Data lines:
******************************

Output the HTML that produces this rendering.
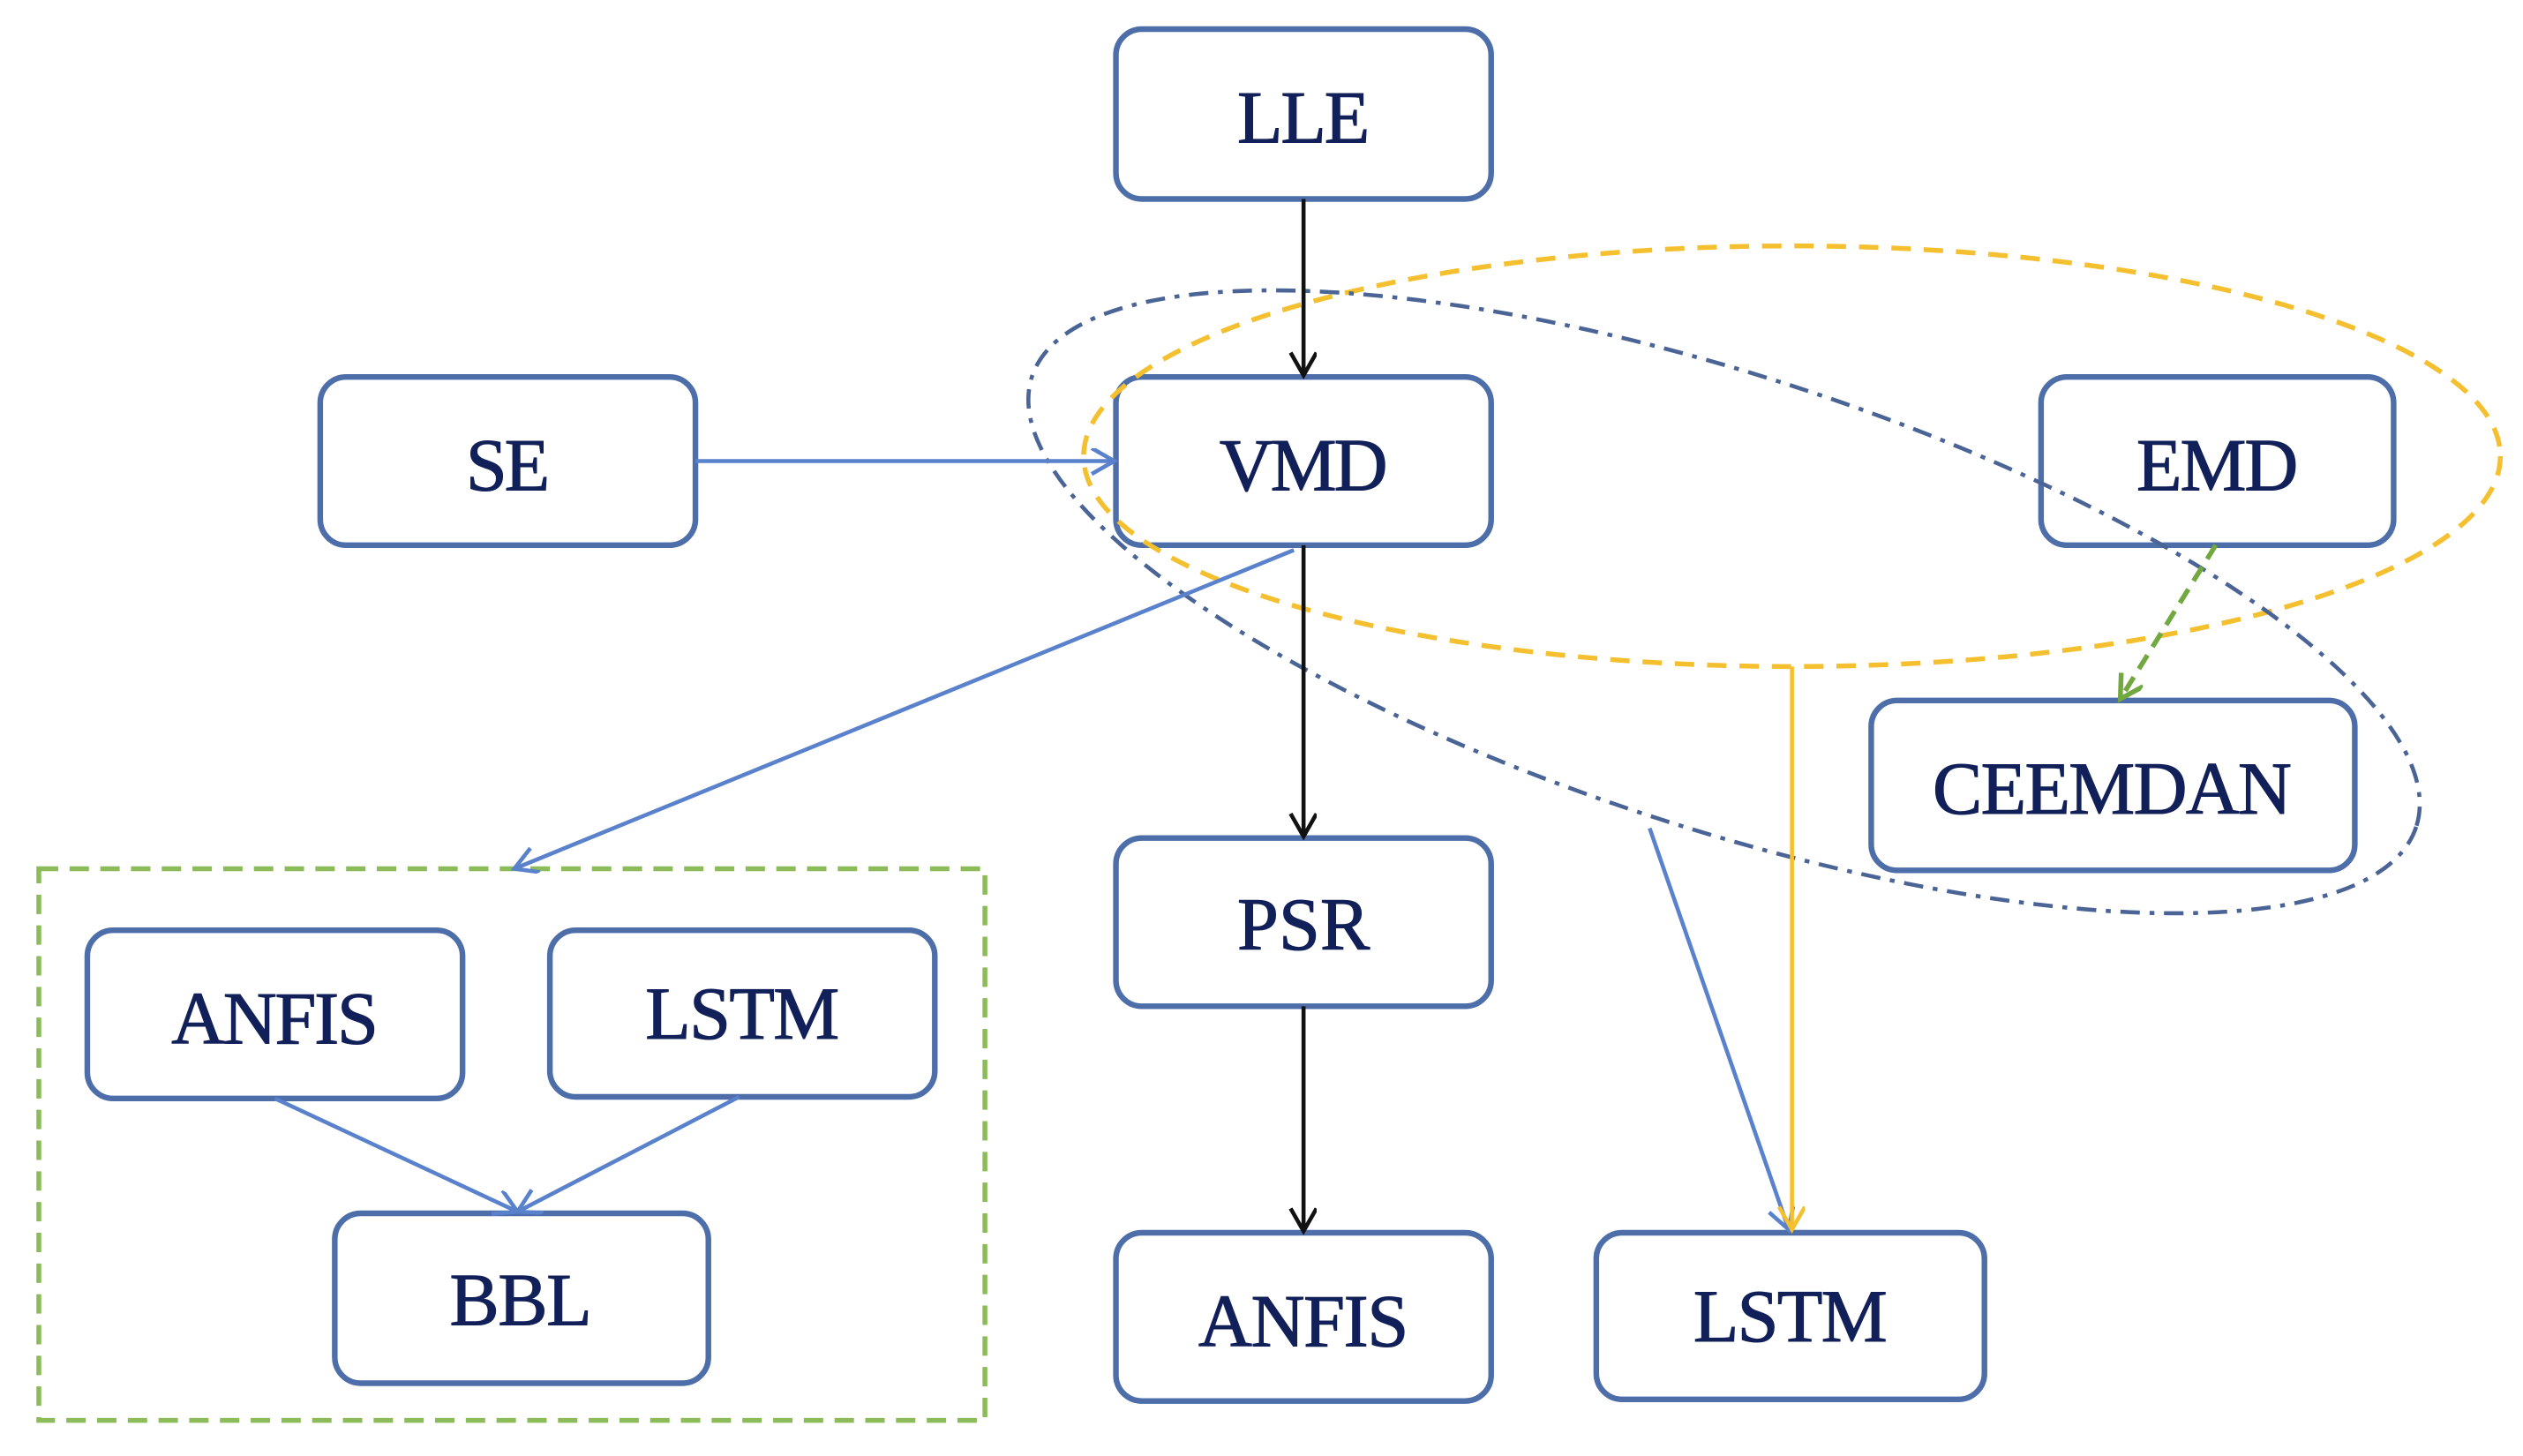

******************************

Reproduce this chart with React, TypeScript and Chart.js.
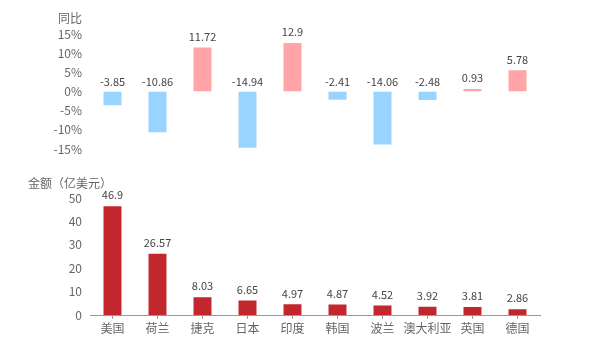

******************************

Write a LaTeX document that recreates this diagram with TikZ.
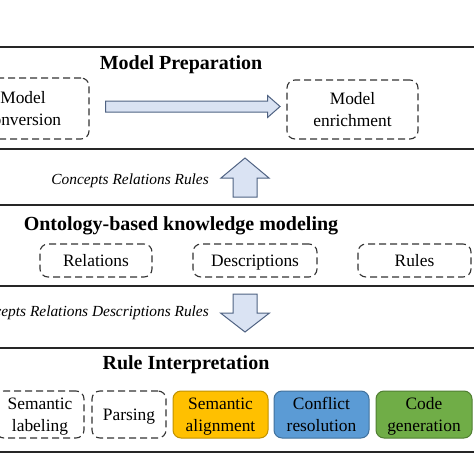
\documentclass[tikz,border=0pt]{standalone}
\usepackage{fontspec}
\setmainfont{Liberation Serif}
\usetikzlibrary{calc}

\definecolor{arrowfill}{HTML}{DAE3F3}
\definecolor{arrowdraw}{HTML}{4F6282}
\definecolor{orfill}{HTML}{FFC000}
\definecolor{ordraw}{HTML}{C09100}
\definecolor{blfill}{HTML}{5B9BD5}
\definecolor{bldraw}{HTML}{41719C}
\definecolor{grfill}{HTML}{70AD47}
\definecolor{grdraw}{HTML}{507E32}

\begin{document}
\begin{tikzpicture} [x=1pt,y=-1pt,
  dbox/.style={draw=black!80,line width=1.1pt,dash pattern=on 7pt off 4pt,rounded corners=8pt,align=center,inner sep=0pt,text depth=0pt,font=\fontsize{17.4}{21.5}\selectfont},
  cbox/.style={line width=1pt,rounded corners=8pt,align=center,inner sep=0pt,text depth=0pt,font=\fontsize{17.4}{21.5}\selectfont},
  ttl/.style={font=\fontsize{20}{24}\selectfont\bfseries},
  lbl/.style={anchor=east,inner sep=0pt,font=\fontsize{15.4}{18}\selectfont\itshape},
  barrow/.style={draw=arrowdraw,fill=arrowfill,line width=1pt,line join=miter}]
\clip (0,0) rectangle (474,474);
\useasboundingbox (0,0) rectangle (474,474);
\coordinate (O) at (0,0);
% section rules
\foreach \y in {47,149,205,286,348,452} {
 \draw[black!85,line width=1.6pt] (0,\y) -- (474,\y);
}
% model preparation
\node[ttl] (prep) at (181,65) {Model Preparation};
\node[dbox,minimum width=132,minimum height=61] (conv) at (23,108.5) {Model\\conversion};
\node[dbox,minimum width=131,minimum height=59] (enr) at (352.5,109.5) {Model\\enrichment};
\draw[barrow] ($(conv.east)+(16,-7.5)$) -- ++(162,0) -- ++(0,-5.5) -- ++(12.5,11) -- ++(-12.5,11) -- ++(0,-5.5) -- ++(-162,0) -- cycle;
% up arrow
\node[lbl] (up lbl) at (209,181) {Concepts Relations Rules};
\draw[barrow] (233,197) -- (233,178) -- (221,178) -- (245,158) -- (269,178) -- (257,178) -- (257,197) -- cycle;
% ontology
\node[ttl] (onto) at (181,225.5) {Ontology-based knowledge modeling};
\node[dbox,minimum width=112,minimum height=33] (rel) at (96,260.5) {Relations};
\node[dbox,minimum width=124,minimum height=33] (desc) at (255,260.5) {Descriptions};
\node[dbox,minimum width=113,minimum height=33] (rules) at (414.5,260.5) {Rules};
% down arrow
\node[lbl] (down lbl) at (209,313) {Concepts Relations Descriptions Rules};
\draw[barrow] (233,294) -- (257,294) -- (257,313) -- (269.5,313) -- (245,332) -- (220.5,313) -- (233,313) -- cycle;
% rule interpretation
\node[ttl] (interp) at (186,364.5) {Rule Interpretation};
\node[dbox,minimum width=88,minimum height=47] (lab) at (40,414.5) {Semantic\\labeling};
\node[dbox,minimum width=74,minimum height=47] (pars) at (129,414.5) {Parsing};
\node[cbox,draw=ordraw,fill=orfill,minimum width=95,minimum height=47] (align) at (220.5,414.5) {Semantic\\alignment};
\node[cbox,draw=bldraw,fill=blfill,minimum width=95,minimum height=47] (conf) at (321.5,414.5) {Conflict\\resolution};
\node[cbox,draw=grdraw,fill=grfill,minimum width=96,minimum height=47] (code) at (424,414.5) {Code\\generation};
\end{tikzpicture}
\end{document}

******************************

Written request:
Show the lines of the data that hold the word "with".

Full output:
Reproduce this chart with React, TypeScript and Chart.js.
Write a LaTeX document that recreates this diagram with TikZ.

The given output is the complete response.